Baxter wrote approximately 13 books on the geopolitics and history of South Asia and various articles in academic journals and chapters in collected/edited books. He edited and annotated the book, Diaries of Field Marshal Mohammad Ayub Khan, 1966-1972.

==Personal life==
Baxter married Barbara Stevens in 1984. With her, Craig had a son, Craig Baxter II and, a daughter, Louise S. Baxter. Baxter was a trustee of the J.C. Blair Memorial Hospital Foundation and a member of the Huntingdon Rotary Club, Blair Country chapter, Sons of the American Revolution, Society of Mayflower Descendants, and the Huntingdon Presbyterian Church.

== Death ==
Baxter died on 7 February 2008 in Huntingdon, Pennsylvania, aged 78, after a brief illness. The Dr. Craig Baxter Memorial Fund was established in 2008 through a donation by his estate. It provides financial support to South Asian studies.

== Select publications ==

- The Jana Sangh, a Biography of an Indian Political Party (Philadelphia: University of Pennsylvania Press, 1969, and Bombay: Oxford University Press, 1971).
- Bangladesh: a New Nation in an Old Setting (Boulder CO: Westview Press, 1984).
- From Martial Law to Martial Law: Politics in the Punjab, 1919-1958 (Boulder CO: Westview Press, 1985, and Lahore: Vanguard Press, 1985). An edited and annotated translation of Martial Law-se Martial Law-tak (Urdu) by Syed Nur Ahmad.
- Government and Politics in South Asia (Boulder CO: Westview Press, 1987, and Lahore: Vanguard Press, 1988). With Yogendra K. Malik, Charles H. Kennedy, and Robert C. Oberst. Second edition: (Boulder CO: Westview Press, 1990). Third edition: (Boulder CO: Westview Press, and Lahore: Pak Book Corporation, 1993). Fourth edition: (Boulder CO, 1998). Fifth edition: Boulder CO, 2002.
- Historical Dictionary of Bangladesh (Metuchen, N.J.: Scarecrow Press, 1989). Second edition: (Metuchen NJ: Scarecrow Press, 1996).
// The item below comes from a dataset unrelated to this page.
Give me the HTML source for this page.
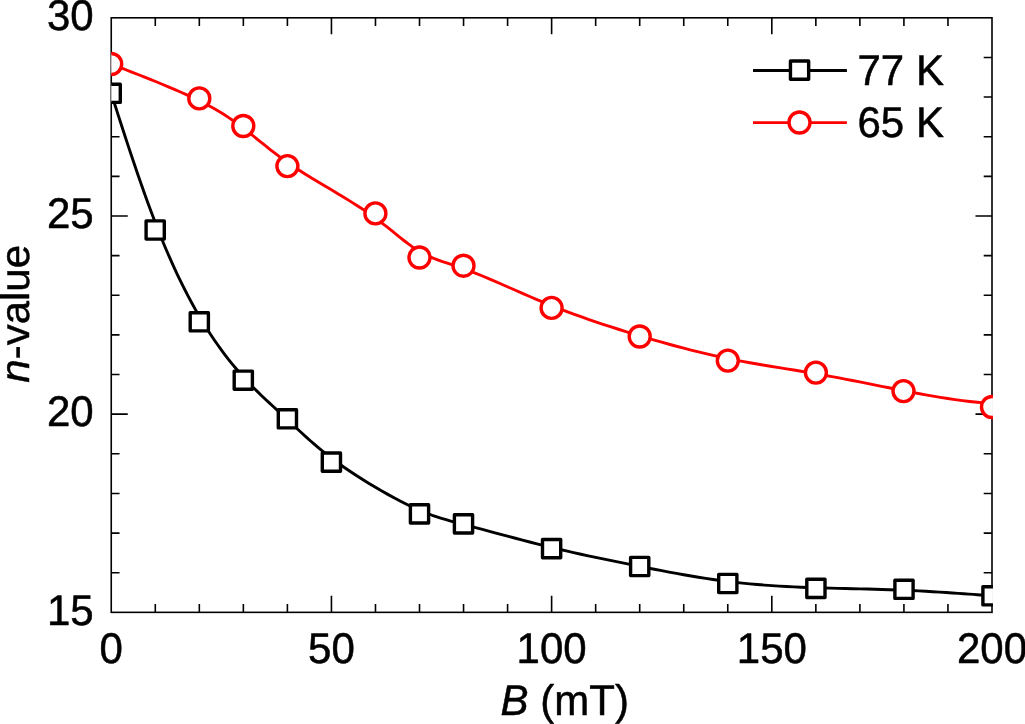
<!DOCTYPE html>
<html lang="en"><head><meta charset="utf-8"><title>n-value vs B</title>
<style>html,body{margin:0;padding:0;background:#fff;overflow:hidden}body{width:1025px;height:724px}svg{display:block;text-rendering:geometricPrecision}text{font-family:"Liberation Sans",sans-serif;font-size:42px;fill:#000}</style></head><body>
<svg width="1025" height="724" viewBox="0 0 1025 724">
<rect x="0" y="0" width="1025" height="724" fill="#fff"/>
<defs><clipPath id="plot"><rect x="111.25" y="16.80" width="881.70" height="596.55"/></clipPath></defs>
<path d="M155.29 612.35 v-8.30 M155.29 17.80 v8.30 M199.32 612.35 v-8.30 M199.32 17.80 v8.30 M243.36 612.35 v-8.30 M243.36 17.80 v8.30 M287.40 612.35 v-8.30 M287.40 17.80 v8.30 M331.44 612.35 v-16.50 M331.44 17.80 v16.50 M375.48 612.35 v-8.30 M375.48 17.80 v8.30 M419.51 612.35 v-8.30 M419.51 17.80 v8.30 M463.55 612.35 v-8.30 M463.55 17.80 v8.30 M507.59 612.35 v-8.30 M507.59 17.80 v8.30 M551.62 612.35 v-16.50 M551.62 17.80 v16.50 M595.66 612.35 v-8.30 M595.66 17.80 v8.30 M639.70 612.35 v-8.30 M639.70 17.80 v8.30 M683.74 612.35 v-8.30 M683.74 17.80 v8.30 M727.77 612.35 v-8.30 M727.77 17.80 v8.30 M771.81 612.35 v-16.50 M771.81 17.80 v16.50 M815.85 612.35 v-8.30 M815.85 17.80 v8.30 M859.89 612.35 v-8.30 M859.89 17.80 v8.30 M903.92 612.35 v-8.30 M903.92 17.80 v8.30 M947.96 612.35 v-8.30 M947.96 17.80 v8.30 M111.25 572.71 h8.30 M992.00 572.71 h-8.30 M111.25 533.08 h8.30 M992.00 533.08 h-8.30 M111.25 493.44 h8.30 M992.00 493.44 h-8.30 M111.25 453.80 h8.30 M992.00 453.80 h-8.30 M111.25 414.17 h16.50 M992.00 414.17 h-16.50 M111.25 374.53 h8.30 M992.00 374.53 h-8.30 M111.25 334.89 h8.30 M992.00 334.89 h-8.30 M111.25 295.26 h8.30 M992.00 295.26 h-8.30 M111.25 255.62 h8.30 M992.00 255.62 h-8.30 M111.25 215.98 h16.50 M992.00 215.98 h-16.50 M111.25 176.35 h8.30 M992.00 176.35 h-8.30 M111.25 136.71 h8.30 M992.00 136.71 h-8.30 M111.25 97.07 h8.30 M992.00 97.07 h-8.30 M111.25 57.44 h8.30 M992.00 57.44 h-8.30" fill="none" stroke="#000" stroke-width="1.6"/>
<rect x="111.25" y="17.80" width="880.75" height="594.55" fill="none" stroke="#000" stroke-width="1.6"/>
<g clip-path="url(#plot)">
<path d="M111.20 93.30 L111.20 93.31 L111.23 93.41 L111.31 93.66 L111.47 94.14 L111.73 94.95 L112.12 96.15 L112.66 97.82 L113.37 100.05 L114.29 102.91 L115.44 106.48 L116.85 110.85 L118.53 116.08 L120.52 122.24 L122.78 129.23 L125.29 136.97 L128.04 145.34 L130.99 154.24 L134.12 163.56 L137.40 173.20 L140.81 183.06 L144.32 193.02 L147.91 202.99 L151.55 212.86 L155.22 222.52 L158.89 231.88 L162.56 240.94 L166.23 249.71 L169.90 258.18 L173.58 266.36 L177.25 274.27 L180.92 281.90 L184.60 289.27 L188.27 296.38 L191.94 303.24 L195.61 309.86 L199.28 316.23 L202.95 322.38 L206.62 328.30 L210.29 334.00 L213.96 339.50 L217.63 344.79 L221.30 349.89 L224.97 354.81 L228.64 359.55 L232.31 364.12 L235.98 368.53 L239.65 372.79 L243.32 376.90 L246.99 380.88 L250.66 384.73 L254.33 388.47 L258.00 392.12 L261.68 395.68 L265.35 399.19 L269.02 402.63 L272.70 406.04 L276.37 409.43 L280.04 412.80 L283.71 416.18 L287.38 419.58 L291.06 423.01 L294.76 426.48 L298.51 429.98 L302.33 433.52 L306.26 437.10 L310.32 440.72 L314.52 444.40 L318.91 448.12 L323.50 451.88 L328.32 455.71 L333.39 459.58 L338.75 463.52 L344.40 467.50 L350.30 471.52 L356.41 475.54 L362.67 479.53 L369.04 483.46 L375.45 487.31 L381.86 491.04 L388.23 494.62 L394.49 498.03 L400.60 501.24 L406.50 504.22 L412.15 506.93 L417.51 509.37 L422.61 511.55 L427.51 513.50 L432.26 515.26 L436.91 516.86 L441.50 518.34 L446.09 519.72 L450.74 521.03 L455.49 522.32 L460.39 523.62 L465.49 524.95 L470.85 526.35 L476.50 527.84 L482.44 529.43 L488.63 531.09 L495.04 532.82 L501.67 534.60 L508.47 536.41 L515.42 538.26 L522.51 540.12 L529.69 541.99 L536.95 543.84 L544.26 545.67 L551.60 547.47 L558.94 549.22 L566.28 550.93 L573.62 552.59 L580.97 554.23 L588.31 555.82 L595.65 557.39 L602.99 558.93 L610.33 560.45 L617.67 561.94 L625.02 563.42 L632.36 564.89 L639.70 566.35 L647.04 567.80 L654.38 569.24 L661.72 570.66 L669.07 572.05 L676.41 573.41 L683.75 574.73 L691.09 576.01 L698.43 577.23 L705.77 578.40 L713.12 579.50 L720.46 580.53 L727.80 581.48 L735.14 582.35 L742.48 583.15 L749.82 583.86 L757.17 584.51 L764.51 585.09 L771.85 585.61 L779.19 586.08 L786.53 586.49 L793.88 586.86 L801.22 587.19 L808.56 587.48 L815.90 587.73 L823.24 587.96 L830.58 588.17 L837.92 588.36 L845.27 588.54 L852.61 588.71 L859.95 588.88 L867.29 589.06 L874.63 589.25 L881.97 589.46 L889.31 589.69 L896.65 589.94 L903.98 590.23 L911.31 590.56 L918.59 590.92 L925.76 591.30 L932.79 591.70 L939.60 592.12 L946.16 592.53 L952.42 592.94 L958.32 593.35 L963.81 593.73 L968.85 594.09 L973.37 594.42 L977.33 594.72 L980.70 594.97 L983.51 595.17 L985.81 595.34 L987.65 595.48 L989.09 595.58 L990.17 595.66 L990.94 595.72 L991.46 595.76 L991.77 595.78 L991.93 595.79 L991.99 595.80 L992.00 595.80" fill="none" stroke="#000" stroke-width="2.9" stroke-linejoin="round"/>
<g fill="#fff" stroke="#000" stroke-width="3.4" stroke-linejoin="round">
<rect x="102.10" y="84.20" width="18.2" height="18.2"/>
<rect x="146.10" y="220.90" width="18.2" height="18.2"/>
<rect x="190.20" y="312.70" width="18.2" height="18.2"/>
<rect x="234.20" y="371.10" width="18.2" height="18.2"/>
<rect x="278.30" y="409.70" width="18.2" height="18.2"/>
<rect x="322.30" y="453.00" width="18.2" height="18.2"/>
<rect x="410.40" y="504.80" width="18.2" height="18.2"/>
<rect x="454.40" y="514.80" width="18.2" height="18.2"/>
<rect x="542.50" y="539.50" width="18.2" height="18.2"/>
<rect x="630.60" y="557.40" width="18.2" height="18.2"/>
<rect x="718.70" y="574.40" width="18.2" height="18.2"/>
<rect x="806.80" y="579.30" width="18.2" height="18.2"/>
<rect x="894.90" y="580.20" width="18.2" height="18.2"/>
<rect x="982.90" y="586.70" width="18.2" height="18.2"/>
</g>
<path d="M111.20 64.00 L111.21 64.00 L111.27 64.03 L111.43 64.09 L111.74 64.21 L112.26 64.41 L113.04 64.72 L114.11 65.14 L115.55 65.70 L117.39 66.42 L119.70 67.32 L122.51 68.42 L125.88 69.73 L129.85 71.28 L134.35 73.05 L139.30 75.00 L144.65 77.12 L150.29 79.39 L156.17 81.77 L162.19 84.26 L168.30 86.81 L174.40 89.41 L180.43 92.04 L186.31 94.66 L191.95 97.27 L197.31 99.83 L202.38 102.35 L207.20 104.85 L211.79 107.34 L216.18 109.83 L220.38 112.32 L224.44 114.83 L228.37 117.38 L232.19 119.96 L235.94 122.60 L239.64 125.30 L243.32 128.08 L246.99 130.95 L250.69 133.89 L254.45 136.92 L258.28 140.03 L262.21 143.21 L266.27 146.46 L270.48 149.78 L274.87 153.17 L279.46 156.61 L284.28 160.12 L289.36 163.68 L294.72 167.30 L300.36 170.97 L306.27 174.68 L312.37 178.42 L318.63 182.20 L324.99 186.01 L331.40 189.83 L337.81 193.67 L344.17 197.52 L350.43 201.37 L356.53 205.21 L362.44 209.05 L368.08 212.87 L373.44 216.66 L378.52 220.41 L383.34 224.11 L387.93 227.72 L392.32 231.24 L396.53 234.64 L400.59 237.90 L404.52 241.01 L408.35 243.94 L412.11 246.68 L415.81 249.22 L419.48 251.52 L423.16 253.58 L426.86 255.43 L430.61 257.11 L434.43 258.67 L438.36 260.14 L442.42 261.56 L446.62 262.98 L451.01 264.42 L455.60 265.95 L460.42 267.58 L465.49 269.38 L470.85 271.37 L476.50 273.58 L482.44 276.00 L488.63 278.61 L495.04 281.36 L501.67 284.24 L508.47 287.22 L515.42 290.28 L522.51 293.37 L529.69 296.48 L536.95 299.58 L544.26 302.64 L551.60 305.63 L558.94 308.54 L566.28 311.35 L573.62 314.08 L580.97 316.73 L588.31 319.31 L595.65 321.82 L602.99 324.27 L610.33 326.66 L617.67 329.00 L625.02 331.29 L632.36 333.54 L639.70 335.75 L647.04 337.93 L654.38 340.07 L661.72 342.18 L669.07 344.24 L676.41 346.25 L683.75 348.20 L691.09 350.10 L698.43 351.94 L705.77 353.71 L713.12 355.41 L720.46 357.04 L727.80 358.58 L735.14 360.05 L742.48 361.44 L749.82 362.77 L757.16 364.04 L764.50 365.28 L771.84 366.48 L779.18 367.67 L786.51 368.85 L793.84 370.03 L801.17 371.22 L808.49 372.43 L815.82 373.68 L823.14 374.98 L830.45 376.31 L837.77 377.68 L845.08 379.07 L852.39 380.49 L859.71 381.93 L867.02 383.38 L874.34 384.85 L881.66 386.31 L888.99 387.77 L896.32 389.23 L903.65 390.67 L910.99 392.09 L918.34 393.48 L925.69 394.84 L933.04 396.14 L940.40 397.37 L947.76 398.54 L955.12 399.62 L962.48 400.60 L969.84 401.48 L977.20 402.24 L984.56 402.86 L991.92 403.35 L999.26 403.69 L1006.55 403.89 L1013.74 403.98 L1020.77 403.96 L1027.59 403.85 L1034.16 403.67 L1040.42 403.43 L1046.32 403.16 L1051.81 402.86 L1056.85 402.56 L1061.37 402.27 L1065.33 402.00 L1068.70 401.77 L1071.51 401.58 L1073.81 401.42 L1075.65 401.30 L1077.09 401.20 L1078.17 401.12 L1078.94 401.07 L1079.46 401.04 L1079.77 401.02 L1079.93 401.00 L1079.99 401.00 L1080.00 401.00" fill="none" stroke="#f00" stroke-width="2.9" stroke-linejoin="round"/>
<g fill="#fff" stroke="#f00" stroke-width="3.4">
<circle cx="111.20" cy="64.00" r="10.5"/>
<circle cx="199.30" cy="98.40" r="10.5"/>
<circle cx="243.30" cy="126.00" r="10.5"/>
<circle cx="287.40" cy="166.10" r="10.5"/>
<circle cx="375.40" cy="213.40" r="10.5"/>
<circle cx="419.50" cy="257.50" r="10.5"/>
<circle cx="463.50" cy="265.70" r="10.5"/>
<circle cx="551.60" cy="307.90" r="10.5"/>
<circle cx="639.70" cy="336.50" r="10.5"/>
<circle cx="727.80" cy="360.60" r="10.5"/>
<circle cx="815.90" cy="372.60" r="10.5"/>
<circle cx="903.50" cy="391.10" r="10.5"/>
<circle cx="992.00" cy="407.00" r="10.5"/>
</g>
</g>
<path d="M753.0 70.45H846.9" stroke="#000" stroke-width="2.9"/>
<rect x="790.45" y="61.0" width="18.2" height="18.2" fill="#fff" stroke="#000" stroke-width="3.4" stroke-linejoin="round"/>
<path d="M753.0 122.65H846.9" stroke="#f00" stroke-width="2.9"/>
<circle cx="799.5" cy="122.5" r="10.5" fill="#fff" stroke="#f00" stroke-width="3.4"/>
<g stroke="#000" stroke-width="0.5" stroke-linejoin="round">
<text transform="translate(857.50 85.10) scale(1 1.02)">77 K</text>
<text transform="translate(857.50 137.00) scale(1 1.02)">65 K</text>
<text transform="translate(93.60 624.65) scale(1 1.02)" text-anchor="end">15</text>
<text transform="translate(93.60 426.47) scale(1 1.02)" text-anchor="end">20</text>
<text transform="translate(93.60 228.28) scale(1 1.02)" text-anchor="end">25</text>
<text transform="translate(93.60 30.10) scale(1 1.02)" text-anchor="end">30</text>
<text transform="translate(111.25 663.00) scale(1 1.02)" text-anchor="middle">0</text>
<text transform="translate(331.44 663.00) scale(1 1.02)" text-anchor="middle">50</text>
<text transform="translate(551.62 663.00) scale(1 1.02)" text-anchor="middle">100</text>
<text transform="translate(771.81 663.00) scale(1 1.02)" text-anchor="middle">150</text>
<text transform="translate(992.00 663.00) scale(1 1.02)" text-anchor="middle">200</text>
<text transform="translate(500.60 714.50) scale(1 1.02)"><tspan font-style="italic">B</tspan> (mT)</text>
<text transform="translate(29.30 313.80) rotate(-90) scale(1 0.97)" text-anchor="middle" font-size="41.6"><tspan font-style="italic">n</tspan>-value</text>
</g>
</svg></body></html>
Third edition: (Lanham MD: Scarecrow Press, and New Delhi: Vision Books, 2004) With Syedur Rahman.
- Pakistan Under the Military: Eleven Years of Zia ul-Haq (Boulder CO: Westview Press and Karachi: Pak Book Corporation, 1990). With Shahid Javed Burki.
- Bangladesh: From Nation to State (Boulder: Westview Press, 1997).
- Diaries of Field Marshal Mohammad Ayub Khan, 1966-1972 (Karachi: Oxford University Press, 2007). Edited and annotated by Craig Baxter.